There is much interest in renewable energy sources these days. This is partly due to the increased awareness of environmental issues causes by using fossil fuels. But more importantly fossil fuels are beginning to cost more money. Gone are the days of cheap fuel. Electricity is also becoming expensive and the monthly home electricity bill is becoming a concern for the average family. Solar power is an alternative to fossil fuels and it is becoming more efficient and affordable as new technological research is devoted to it and governments offer grants and rebates to take it up.
This article will discuss the components of a solar power system that supplies electricity to the home. It will focus on the types of solar power inverters that such a system might need. It will cover what you might look for when selecting such an inverter.
A solar power system can be split into two sub systems. The solar panels that are a series of photovoltaic (PV) cells create direct current (DC) from sunlight. They are the system responsible for creating electricity. The other sub system is used to store and control this electricity. This is made up of a battery bank and a solar power inverter.

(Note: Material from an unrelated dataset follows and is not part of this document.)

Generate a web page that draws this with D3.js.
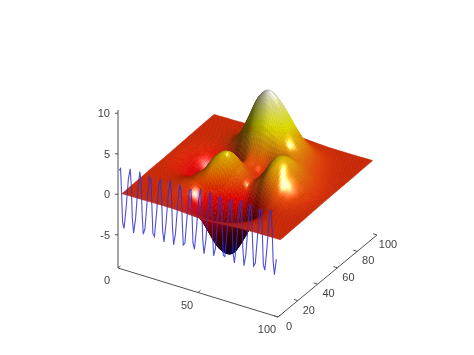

The electricity that is created by PV cells is DC. This poses a problem for most households as they are set up to operate using alternating current (AC). Certainly the grid supplied electricity is AC because it is the only current that can be used to transport electricity from the power station to the home. As a consequence of this, most appliances that are created are made to be used with AC.
So the job of the solar power inverter is to convert DC to AC. The purpose of an inverter is to transform 12, 24 or 48 volt DC to 120 volt, 60 hertz or 220 volt, 50 hertz AC current. In the United states most appliances run with 120 volt and a frequency of 60 hertz. The frequency indicates the frequency at which the current alternates. Appliances can run on AC of a frequency of 60 or 50 hertz. Inverters are also differentiated by their power rating. They are either continuous or surge power rated. A normal household will go through periods where their in a sudden need for electricity. No doubt you have heard the stories of how there is a huge strain on the utility companies when adverts come on TV because people are getting up to put the kettle on for a cup of coffee or tea. This applies to winter months when there is more demand for power. This is what the surge is about in a power inverter. Surge rated inverters can cope with this spike in energy needs whereas continuous cannot.
There are various types of inverters from rotary to electronic inverters. The electronic variety is far more popular because they are smaller and cheaper. The basis for differentiating between electronic inverts is the efficiency rating and the ability to deal with power surges. You should also check out the components as this will indicate how long the device will work.
Other types of inverters include the intertie and battery charging varieties. These types are used when the house has a joint venture with a utility company. This means that the house is still connected to grid electricity but only uses it when it can’t generate enough electricity to be self sufficient. The job of the intertie inverter is to make this call. It will switch between the battery bank and the grid when it thinks that the batter charge is too low. Battery charging inverters do the same thing but they also direct grid electricity to charge the batteries so that there is never a chance when the home will run out of electricity.